Data shown >>
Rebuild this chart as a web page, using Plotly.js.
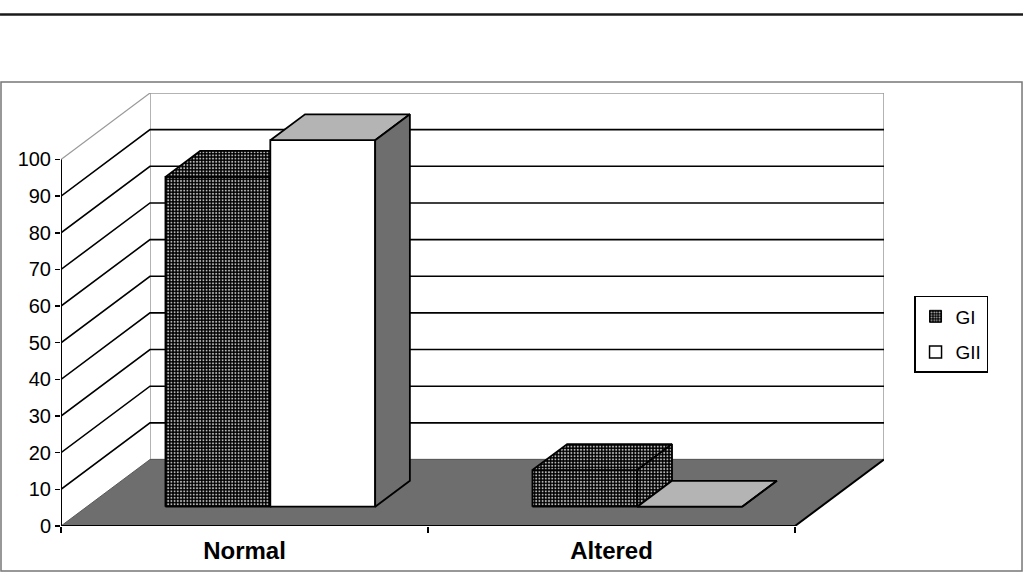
<!DOCTYPE html>
<html>
<head>
<meta charset="utf-8">
<script src="https://cdn.plot.ly/plotly-3.0.1.min.js"></script>
<style>html,body{margin:0;padding:0;background:#fff;}#chart{width:1023px;height:572px;}</style>
</head>
<body>
<div id="chart"></div>
<script>
// ---- data ----
const categories = ['Normal', 'Altered'];
const seriesNames = ['GI', 'GII'];
const giValues = [90, 10];
const giiValues = [100, 0];
const yTickValues = [0, 10, 20, 30, 40, 50, 60, 70, 80, 90, 100];

// ---- oblique projection (depth vector in axis units) ----
const KX = 0.2425, KY = 18.14;
const VMAX = 100;
const NCAT = categories.length;
function P(u, v, d) { return [u + KX * d, v + KY * d]; }

const traces = [];
function poly(points, fill, lineColor, lineWidth, pattern) {
  const xs = points.map(p => p[0]); const ys = points.map(p => p[1]);
  xs.push(points[0][0]); ys.push(points[0][1]);
  const t = {type: 'scatter', mode: 'lines', x: xs, y: ys, fill: 'toself', fillcolor: fill,
    line: {color: lineColor, width: lineWidth}, hoverinfo: 'skip', showlegend: false, cliponaxis: false};
  if (pattern) t.fillpattern = pattern;
  traces.push(t);
}
function lines(segs, color, width) {
  const xs = [], ys = [];
  segs.forEach(s => { s.forEach(p => { xs.push(p[0]); ys.push(p[1]); }); xs.push(null); ys.push(null); });
  traces.push({type: 'scatter', mode: 'lines', x: xs, y: ys, line: {color: color, width: width},
    hoverinfo: 'skip', showlegend: false, cliponaxis: false});
}

// walls
poly([P(0, 0, 1), P(NCAT, 0, 1), P(NCAT, VMAX, 1), P(0, VMAX, 1)], '#ffffff', '#9a9a9a', 1.5);
poly([P(0, 0, 0), P(0, 0, 1), P(0, VMAX, 1), P(0, VMAX, 0)], '#ffffff', 'rgba(0,0,0,0)', 0);
// floor
poly([P(0, 0, 0), P(NCAT, 0, 0), P(NCAT, 0, 1), P(0, 0, 1)], '#6e6e6e', '#5a5a5a', 1);
// gridlines
const gridSegs = [];
yTickValues.forEach(v => { if (v > 0 && v < VMAX) gridSegs.push([P(0, v, 0), P(0, v, 1), P(NCAT, v, 1)]); });
lines(gridSegs, '#000000', 1.6);
lines([[P(0, VMAX, 0), P(0, VMAX, 1)]], '#9a9a9a', 1.2);
// front axis lines and floor right edge
lines([[P(0, VMAX, 0), P(0, 0, 0), P(NCAT, 0, 0)], [P(NCAT, 0, 0), P(NCAT, 0, 1)]], '#000000', 2);

// bars
const W = 1 / 3.5, GAP = 0.75 / 3.5, D0 = 0.29, D1 = 0.68;
const giPattern = {shape: '.', bgcolor: '#000000', fgcolor: '#b8b8b8', size: 3.2, solidity: 0.32};
const seriesValues = [giValues, giiValues];
const styles = [
  {front: '#000000', top: '#000000', side: '#000000', pattern: giPattern},
  {front: '#ffffff', top: '#b4b4b4', side: '#6e6e6e', pattern: null}
];
for (let i = 0; i < NCAT; i++) {
  for (let j = 0; j < seriesValues.length; j++) {
    const val = seriesValues[j][i];
    const u0 = i + GAP + j * W, u1 = u0 + W;
    const st = styles[j];
    poly([P(u0, 0, D0), P(u1, 0, D0), P(u1, val, D0), P(u0, val, D0)], st.front, '#000000', 1.8, st.pattern);
    poly([P(u0, val, D0), P(u1, val, D0), P(u1, val, D1), P(u0, val, D1)], st.top, '#000000', 1.8, st.pattern);
    poly([P(u1, 0, D0), P(u1, 0, D1), P(u1, val, D1), P(u1, val, D0)], st.side, '#000000', 1.8, st.pattern);
  }
}

// legend entries
traces.push({type: 'bar', name: seriesNames[0], legendgroup: 'g1', x: [null], y: [null],
  marker: {color: '#000000', line: {color: '#000000', width: 1}, pattern: {shape: '.', bgcolor: '#000000', fgcolor: '#b8b8b8', size: 3.2, solidity: 0.32}}});
traces.push({type: 'bar', name: seriesNames[1], legendgroup: 'g2', x: [null], y: [null],
  marker: {color: '#ffffff', line: {color: '#000000', width: 1.5}}});

const catCenters = categories.map((c, i) => i + 0.5);

const layout = {
  width: 1023, height: 572,
  margin: {l: 61, r: 139, t: 93, b: 46, pad: 0},
  paper_bgcolor: '#ffffff', plot_bgcolor: '#ffffff',
  font: {family: '"Liberation Sans", Arial, sans-serif', color: '#000000'},
  showlegend: true,
  xaxis: {type: 'linear', range: [0, NCAT + KX], fixedrange: true, showgrid: false, zeroline: false, showline: false,
    tickmode: 'array', tickvals: catCenters, ticktext: categories, ticks: '', ticklabelstandoff: 8,
    tickfont: {size: 24, weight: 'bold', family: '"Liberation Sans", Arial, sans-serif'},
    minor: {tickmode: 'array', tickvals: [0, 1, 2], ticks: 'outside', ticklen: 6, tickwidth: 1.5, tickcolor: '#000000', showgrid: false}},
  yaxis: {type: 'linear', range: [0, VMAX + KY], fixedrange: true, showgrid: false, zeroline: false, showline: false,
    tickmode: 'array', tickvals: yTickValues, ticktext: yTickValues.map(String),
    ticks: 'outside', ticklen: 5, tickwidth: 1.5, tickcolor: '#000000',
    tickfont: {size: 20, family: '"Liberation Sans", Arial, sans-serif'}},
  legend: {x: 1.0365, y: 0.5312, xanchor: 'left', yanchor: 'top', bordercolor: '#000000', borderwidth: 1.5,
    bgcolor: '#ffffff', font: {size: 19}, itemwidth: 30, tracegroupgap: 8, traceorder: 'grouped'},
  shapes: [
    {type: 'line', xref: 'paper', yref: 'paper', x0: -0.0741, x1: 1.1689, y0: 1.1813, y1: 1.1813, line: {color: '#1a1a1a', width: 2.5}},
    {type: 'rect', xref: 'paper', yref: 'paper', x0: -0.0729, x1: 1.1677, y0: -0.1039, y1: 1.0254, line: {color: '#777777', width: 1.5}, layer: 'below'}
  ]
};

Plotly.newPlot('chart', traces, layout, {staticPlot: true, displayModeBar: false});
</script>
</body>
</html>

Stated goal >>
Copy every line of the data exactly as written, excluding the pictures.

Correct answer >>
Rebuild this chart as a web page, using Plotly.js.
<!DOCTYPE html>
<html>
<head>
<meta charset="utf-8">
<script src="https://cdn.plot.ly/plotly-3.0.1.min.js"></script>
<style>html,body{margin:0;padding:0;background:#fff;}#chart{width:1023px;height:572px;}</style>
</head>
<body>
<div id="chart"></div>
<script>
// ---- data ----
const categories = ['Normal', 'Altered'];
const seriesNames = ['GI', 'GII'];
const giValues = [90, 10];
const giiValues = [100, 0];
const yTickValues = [0, 10, 20, 30, 40, 50, 60, 70, 80, 90, 100];

// ---- oblique projection (depth vector in axis units) ----
const KX = 0.2425, KY = 18.14;
const VMAX = 100;
const NCAT = categories.length;
function P(u, v, d) { return [u + KX * d, v + KY * d]; }

const traces = [];
function poly(points, fill, lineColor, lineWidth, pattern) {
  const xs = points.map(p => p[0]); const ys = points.map(p => p[1]);
  xs.push(points[0][0]); ys.push(points[0][1]);
  const t = {type: 'scatter', mode: 'lines', x: xs, y: ys, fill: 'toself', fillcolor: fill,
    line: {color: lineColor, width: lineWidth}, hoverinfo: 'skip', showlegend: false, cliponaxis: false};
  if (pattern) t.fillpattern = pattern;
  traces.push(t);
}
function lines(segs, color, width) {
  const xs = [], ys = [];
  segs.forEach(s => { s.forEach(p => { xs.push(p[0]); ys.push(p[1]); }); xs.push(null); ys.push(null); });
  traces.push({type: 'scatter', mode: 'lines', x: xs, y: ys, line: {color: color, width: width},
    hoverinfo: 'skip', showlegend: false, cliponaxis: false});
}

// walls
poly([P(0, 0, 1), P(NCAT, 0, 1), P(NCAT, VMAX, 1), P(0, VMAX, 1)], '#ffffff', '#9a9a9a', 1.5);
poly([P(0, 0, 0), P(0, 0, 1), P(0, VMAX, 1), P(0, VMAX, 0)], '#ffffff', 'rgba(0,0,0,0)', 0);
// floor
poly([P(0, 0, 0), P(NCAT, 0, 0), P(NCAT, 0, 1), P(0, 0, 1)], '#6e6e6e', '#5a5a5a', 1);
// gridlines
const gridSegs = [];
yTickValues.forEach(v => { if (v > 0 && v < VMAX) gridSegs.push([P(0, v, 0), P(0, v, 1), P(NCAT, v, 1)]); });
lines(gridSegs, '#000000', 1.6);
lines([[P(0, VMAX, 0), P(0, VMAX, 1)]], '#9a9a9a', 1.2);
// front axis lines and floor right edge
lines([[P(0, VMAX, 0), P(0, 0, 0), P(NCAT, 0, 0)], [P(NCAT, 0, 0), P(NCAT, 0, 1)]], '#000000', 2);

// bars
const W = 1 / 3.5, GAP = 0.75 / 3.5, D0 = 0.29, D1 = 0.68;
const giPattern = {shape: '.', bgcolor: '#000000', fgcolor: '#b8b8b8', size: 3.2, solidity: 0.32};
const seriesValues = [giValues, giiValues];
const styles = [
  {front: '#000000', top: '#000000', side: '#000000', pattern: giPattern},
  {front: '#ffffff', top: '#b4b4b4', side: '#6e6e6e', pattern: null}
];
for (let i = 0; i < NCAT; i++) {
  for (let j = 0; j < seriesValues.length; j++) {
    const val = seriesValues[j][i];
    const u0 = i + GAP + j * W, u1 = u0 + W;
    const st = styles[j];
    poly([P(u0, 0, D0), P(u1, 0, D0), P(u1, val, D0), P(u0, val, D0)], st.front, '#000000', 1.8, st.pattern);
    poly([P(u0, val, D0), P(u1, val, D0), P(u1, val, D1), P(u0, val, D1)], st.top, '#000000', 1.8, st.pattern);
    poly([P(u1, 0, D0), P(u1, 0, D1), P(u1, val, D1), P(u1, val, D0)], st.side, '#000000', 1.8, st.pattern);
  }
}

// legend entries
traces.push({type: 'bar', name: seriesNames[0], legendgroup: 'g1', x: [null], y: [null],
  marker: {color: '#000000', line: {color: '#000000', width: 1}, pattern: {shape: '.', bgcolor: '#000000', fgcolor: '#b8b8b8', size: 3.2, solidity: 0.32}}});
traces.push({type: 'bar', name: seriesNames[1], legendgroup: 'g2', x: [null], y: [null],
  marker: {color: '#ffffff', line: {color: '#000000', width: 1.5}}});

const catCenters = categories.map((c, i) => i + 0.5);

const layout = {
  width: 1023, height: 572,
  margin: {l: 61, r: 139, t: 93, b: 46, pad: 0},
  paper_bgcolor: '#ffffff', plot_bgcolor: '#ffffff',
  font: {family: '"Liberation Sans", Arial, sans-serif', color: '#000000'},
  showlegend: true,
  xaxis: {type: 'linear', range: [0, NCAT + KX], fixedrange: true, showgrid: false, zeroline: false, showline: false,
    tickmode: 'array', tickvals: catCenters, ticktext: categories, ticks: '', ticklabelstandoff: 8,
    tickfont: {size: 24, weight: 'bold', family: '"Liberation Sans", Arial, sans-serif'},
    minor: {tickmode: 'array', tickvals: [0, 1, 2], ticks: 'outside', ticklen: 6, tickwidth: 1.5, tickcolor: '#000000', showgrid: false}},
  yaxis: {type: 'linear', range: [0, VMAX + KY], fixedrange: true, showgrid: false, zeroline: false, showline: false,
    tickmode: 'array', tickvals: yTickValues, ticktext: yTickValues.map(String),
    ticks: 'outside', ticklen: 5, tickwidth: 1.5, tickcolor: '#000000',
    tickfont: {size: 20, family: '"Liberation Sans", Arial, sans-serif'}},
  legend: {x: 1.0365, y: 0.5312, xanchor: 'left', yanchor: 'top', bordercolor: '#000000', borderwidth: 1.5,
    bgcolor: '#ffffff', font: {size: 19}, itemwidth: 30, tracegroupgap: 8, traceorder: 'grouped'},
  shapes: [
    {type: 'line', xref: 'paper', yref: 'paper', x0: -0.0741, x1: 1.1689, y0: 1.1813, y1: 1.1813, line: {color: '#1a1a1a', width: 2.5}},
    {type: 'rect', xref: 'paper', yref: 'paper', x0: -0.0729, x1: 1.1677, y0: -0.1039, y1: 1.0254, line: {color: '#777777', width: 1.5}, layer: 'below'}
  ]
};

Plotly.newPlot('chart', traces, layout, {staticPlot: true, displayModeBar: false});
</script>
</body>
</html>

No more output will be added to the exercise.